==== Dataset rows

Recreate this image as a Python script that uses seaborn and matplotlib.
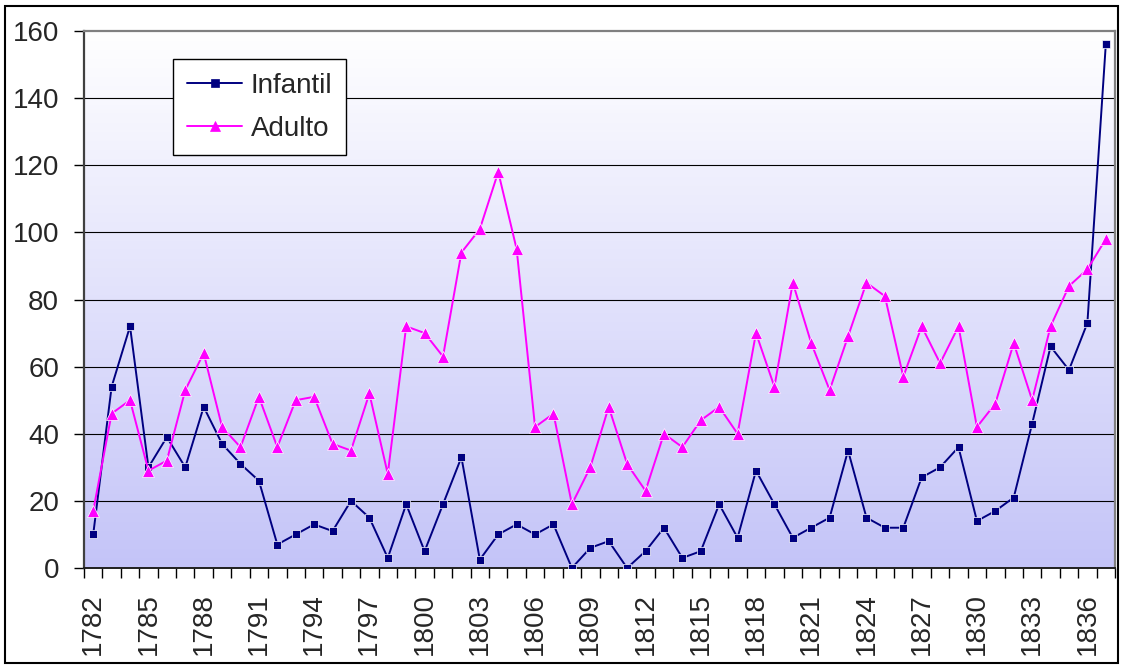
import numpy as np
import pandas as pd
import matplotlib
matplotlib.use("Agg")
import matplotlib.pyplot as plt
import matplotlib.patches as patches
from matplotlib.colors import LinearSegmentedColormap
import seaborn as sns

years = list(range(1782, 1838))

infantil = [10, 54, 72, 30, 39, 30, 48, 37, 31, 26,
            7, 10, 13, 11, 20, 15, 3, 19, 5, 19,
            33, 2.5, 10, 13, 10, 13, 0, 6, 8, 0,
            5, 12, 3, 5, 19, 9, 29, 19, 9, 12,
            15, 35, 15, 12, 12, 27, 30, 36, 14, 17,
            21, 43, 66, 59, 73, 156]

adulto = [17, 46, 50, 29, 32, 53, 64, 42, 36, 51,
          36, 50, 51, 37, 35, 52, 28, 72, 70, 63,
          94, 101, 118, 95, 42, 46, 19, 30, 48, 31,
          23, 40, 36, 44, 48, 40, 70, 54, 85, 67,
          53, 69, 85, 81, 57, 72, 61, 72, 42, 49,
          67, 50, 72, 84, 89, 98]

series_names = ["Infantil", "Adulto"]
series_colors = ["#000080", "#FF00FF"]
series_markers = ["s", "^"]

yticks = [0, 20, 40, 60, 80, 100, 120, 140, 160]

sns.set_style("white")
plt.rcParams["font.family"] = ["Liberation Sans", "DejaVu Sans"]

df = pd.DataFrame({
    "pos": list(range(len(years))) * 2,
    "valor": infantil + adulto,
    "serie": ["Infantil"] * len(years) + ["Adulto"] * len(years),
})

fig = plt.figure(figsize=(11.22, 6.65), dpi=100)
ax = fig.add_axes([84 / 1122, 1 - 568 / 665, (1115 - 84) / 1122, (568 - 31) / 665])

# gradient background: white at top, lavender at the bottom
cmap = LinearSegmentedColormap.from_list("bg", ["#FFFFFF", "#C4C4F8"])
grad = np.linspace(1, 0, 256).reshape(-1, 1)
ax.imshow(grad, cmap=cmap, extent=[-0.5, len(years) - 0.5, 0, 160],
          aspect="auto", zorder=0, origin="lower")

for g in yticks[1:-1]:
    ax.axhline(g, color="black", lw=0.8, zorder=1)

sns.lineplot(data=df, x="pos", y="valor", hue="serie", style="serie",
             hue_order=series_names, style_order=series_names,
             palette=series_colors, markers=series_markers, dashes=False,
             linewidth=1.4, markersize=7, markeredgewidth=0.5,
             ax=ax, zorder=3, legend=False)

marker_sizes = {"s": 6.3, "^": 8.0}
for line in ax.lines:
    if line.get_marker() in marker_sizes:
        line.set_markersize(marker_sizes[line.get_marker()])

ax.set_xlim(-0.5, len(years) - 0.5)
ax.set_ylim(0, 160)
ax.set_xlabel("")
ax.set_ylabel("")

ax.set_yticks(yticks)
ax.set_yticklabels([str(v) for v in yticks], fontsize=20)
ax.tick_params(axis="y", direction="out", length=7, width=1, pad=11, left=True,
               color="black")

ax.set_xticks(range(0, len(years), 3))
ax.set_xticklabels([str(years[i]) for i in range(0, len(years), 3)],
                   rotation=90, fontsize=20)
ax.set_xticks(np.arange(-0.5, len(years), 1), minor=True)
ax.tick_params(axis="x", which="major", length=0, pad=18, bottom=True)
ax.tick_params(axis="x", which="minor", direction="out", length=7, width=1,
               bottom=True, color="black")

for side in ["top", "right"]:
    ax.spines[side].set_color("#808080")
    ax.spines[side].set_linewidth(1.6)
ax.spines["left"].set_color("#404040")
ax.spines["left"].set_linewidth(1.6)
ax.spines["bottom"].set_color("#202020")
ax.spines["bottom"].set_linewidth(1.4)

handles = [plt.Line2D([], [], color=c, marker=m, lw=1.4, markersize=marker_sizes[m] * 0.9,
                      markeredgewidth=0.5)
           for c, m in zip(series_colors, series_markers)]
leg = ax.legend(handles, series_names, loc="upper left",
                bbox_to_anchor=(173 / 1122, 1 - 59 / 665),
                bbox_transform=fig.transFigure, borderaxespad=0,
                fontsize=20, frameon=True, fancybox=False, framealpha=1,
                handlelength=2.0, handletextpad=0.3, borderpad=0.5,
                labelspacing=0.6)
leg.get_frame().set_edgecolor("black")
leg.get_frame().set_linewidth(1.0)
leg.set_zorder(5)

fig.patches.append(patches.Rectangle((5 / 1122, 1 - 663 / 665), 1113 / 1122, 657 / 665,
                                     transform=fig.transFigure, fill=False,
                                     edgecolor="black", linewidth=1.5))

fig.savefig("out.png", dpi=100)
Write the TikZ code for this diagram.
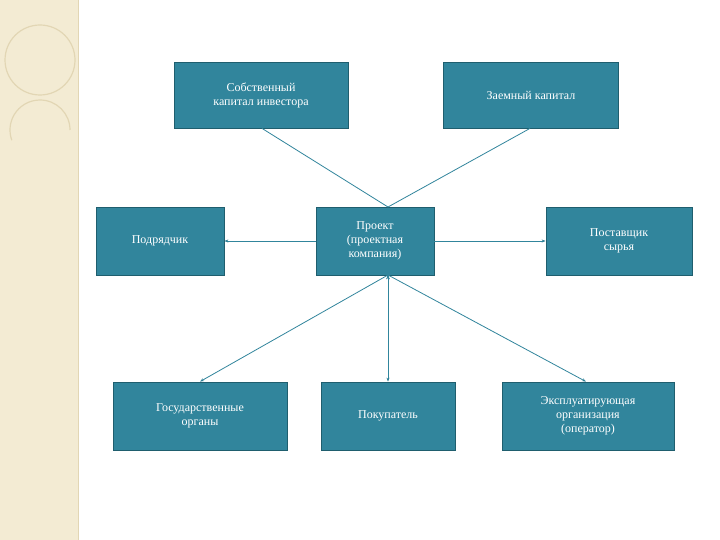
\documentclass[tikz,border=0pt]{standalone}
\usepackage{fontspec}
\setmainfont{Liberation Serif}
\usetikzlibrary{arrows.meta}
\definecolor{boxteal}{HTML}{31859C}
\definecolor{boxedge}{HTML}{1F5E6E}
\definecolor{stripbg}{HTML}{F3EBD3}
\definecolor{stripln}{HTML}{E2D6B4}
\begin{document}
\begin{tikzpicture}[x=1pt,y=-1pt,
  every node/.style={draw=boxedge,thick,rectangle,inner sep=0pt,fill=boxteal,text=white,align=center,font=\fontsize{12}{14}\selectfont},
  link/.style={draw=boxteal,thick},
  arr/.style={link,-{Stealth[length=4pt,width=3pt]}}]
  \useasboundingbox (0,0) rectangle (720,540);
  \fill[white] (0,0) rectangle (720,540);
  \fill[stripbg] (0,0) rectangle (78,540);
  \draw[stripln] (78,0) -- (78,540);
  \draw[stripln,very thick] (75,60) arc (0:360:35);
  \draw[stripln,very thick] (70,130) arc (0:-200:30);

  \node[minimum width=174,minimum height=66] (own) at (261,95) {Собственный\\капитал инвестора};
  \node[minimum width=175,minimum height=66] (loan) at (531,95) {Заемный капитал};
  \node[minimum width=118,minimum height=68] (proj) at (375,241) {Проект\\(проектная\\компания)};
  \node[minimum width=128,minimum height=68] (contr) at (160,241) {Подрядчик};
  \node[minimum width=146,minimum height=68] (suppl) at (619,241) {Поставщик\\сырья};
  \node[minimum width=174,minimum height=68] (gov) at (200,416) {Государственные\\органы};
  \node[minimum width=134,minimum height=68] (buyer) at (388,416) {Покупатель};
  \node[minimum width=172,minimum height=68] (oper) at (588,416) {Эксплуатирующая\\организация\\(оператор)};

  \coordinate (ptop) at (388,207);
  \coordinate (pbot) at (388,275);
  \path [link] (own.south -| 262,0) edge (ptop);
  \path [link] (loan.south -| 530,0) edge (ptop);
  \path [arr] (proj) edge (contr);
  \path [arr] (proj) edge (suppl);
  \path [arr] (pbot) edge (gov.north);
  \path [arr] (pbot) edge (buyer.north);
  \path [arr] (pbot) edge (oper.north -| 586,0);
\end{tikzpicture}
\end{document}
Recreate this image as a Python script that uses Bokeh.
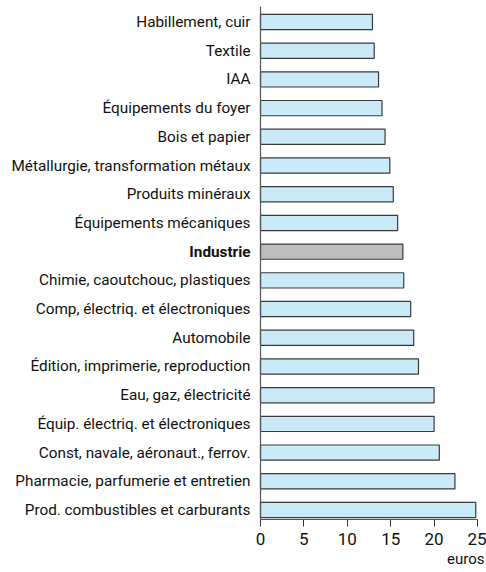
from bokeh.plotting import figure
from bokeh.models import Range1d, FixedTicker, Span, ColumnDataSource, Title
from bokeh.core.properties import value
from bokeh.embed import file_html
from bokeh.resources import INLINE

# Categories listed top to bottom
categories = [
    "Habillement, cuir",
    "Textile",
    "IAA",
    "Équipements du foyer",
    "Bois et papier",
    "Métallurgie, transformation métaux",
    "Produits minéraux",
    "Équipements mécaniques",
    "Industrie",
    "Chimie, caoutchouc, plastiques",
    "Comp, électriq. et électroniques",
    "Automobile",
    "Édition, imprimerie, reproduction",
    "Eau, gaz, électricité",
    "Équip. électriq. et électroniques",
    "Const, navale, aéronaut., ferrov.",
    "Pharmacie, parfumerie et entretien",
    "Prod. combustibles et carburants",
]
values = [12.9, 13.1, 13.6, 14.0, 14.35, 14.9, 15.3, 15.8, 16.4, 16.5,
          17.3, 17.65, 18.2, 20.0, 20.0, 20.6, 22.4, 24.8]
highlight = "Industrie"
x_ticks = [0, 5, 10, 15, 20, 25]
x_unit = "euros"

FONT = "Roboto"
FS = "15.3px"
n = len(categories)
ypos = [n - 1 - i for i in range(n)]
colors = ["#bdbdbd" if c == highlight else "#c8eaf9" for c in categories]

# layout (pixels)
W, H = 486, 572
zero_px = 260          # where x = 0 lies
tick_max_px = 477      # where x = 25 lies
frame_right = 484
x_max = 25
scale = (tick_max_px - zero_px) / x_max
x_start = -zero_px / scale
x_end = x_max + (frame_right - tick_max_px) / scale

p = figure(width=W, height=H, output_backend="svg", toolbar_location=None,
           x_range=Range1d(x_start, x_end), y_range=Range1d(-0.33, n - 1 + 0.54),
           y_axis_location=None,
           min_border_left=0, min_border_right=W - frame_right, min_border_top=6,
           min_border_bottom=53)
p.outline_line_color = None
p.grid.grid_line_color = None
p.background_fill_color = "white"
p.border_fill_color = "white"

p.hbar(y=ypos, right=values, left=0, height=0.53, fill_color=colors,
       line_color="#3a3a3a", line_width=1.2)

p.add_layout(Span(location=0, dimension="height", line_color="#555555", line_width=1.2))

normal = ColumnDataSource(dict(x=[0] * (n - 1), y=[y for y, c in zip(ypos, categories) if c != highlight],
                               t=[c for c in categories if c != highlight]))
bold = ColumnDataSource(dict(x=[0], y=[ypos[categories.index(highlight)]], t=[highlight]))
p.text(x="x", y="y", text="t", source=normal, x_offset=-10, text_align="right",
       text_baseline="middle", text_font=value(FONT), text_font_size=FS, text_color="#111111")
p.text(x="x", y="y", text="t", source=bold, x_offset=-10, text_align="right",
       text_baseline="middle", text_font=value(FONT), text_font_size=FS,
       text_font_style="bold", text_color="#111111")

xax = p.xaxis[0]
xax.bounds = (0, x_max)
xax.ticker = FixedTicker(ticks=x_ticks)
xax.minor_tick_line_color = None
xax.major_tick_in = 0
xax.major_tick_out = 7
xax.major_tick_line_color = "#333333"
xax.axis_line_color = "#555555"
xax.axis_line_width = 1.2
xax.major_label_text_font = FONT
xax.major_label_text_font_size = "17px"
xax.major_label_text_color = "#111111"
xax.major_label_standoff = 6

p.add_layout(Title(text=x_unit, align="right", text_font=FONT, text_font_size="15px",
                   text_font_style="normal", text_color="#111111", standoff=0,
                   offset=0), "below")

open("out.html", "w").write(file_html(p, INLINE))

========

> _Problem description_
Using the entries above, extract exactly the lines from the one that contains "Recreate this image as a Python script that uses Bokeh." through the one that contains "from bokeh.resources import INLINE". Do not carry over any pictures.

> _In response_
Recreate this image as a Python script that uses Bokeh.
from bokeh.plotting import figure
from bokeh.models import Range1d, FixedTicker, Span, ColumnDataSource, Title
from bokeh.core.properties import value
from bokeh.embed import file_html
from bokeh.resources import INLINE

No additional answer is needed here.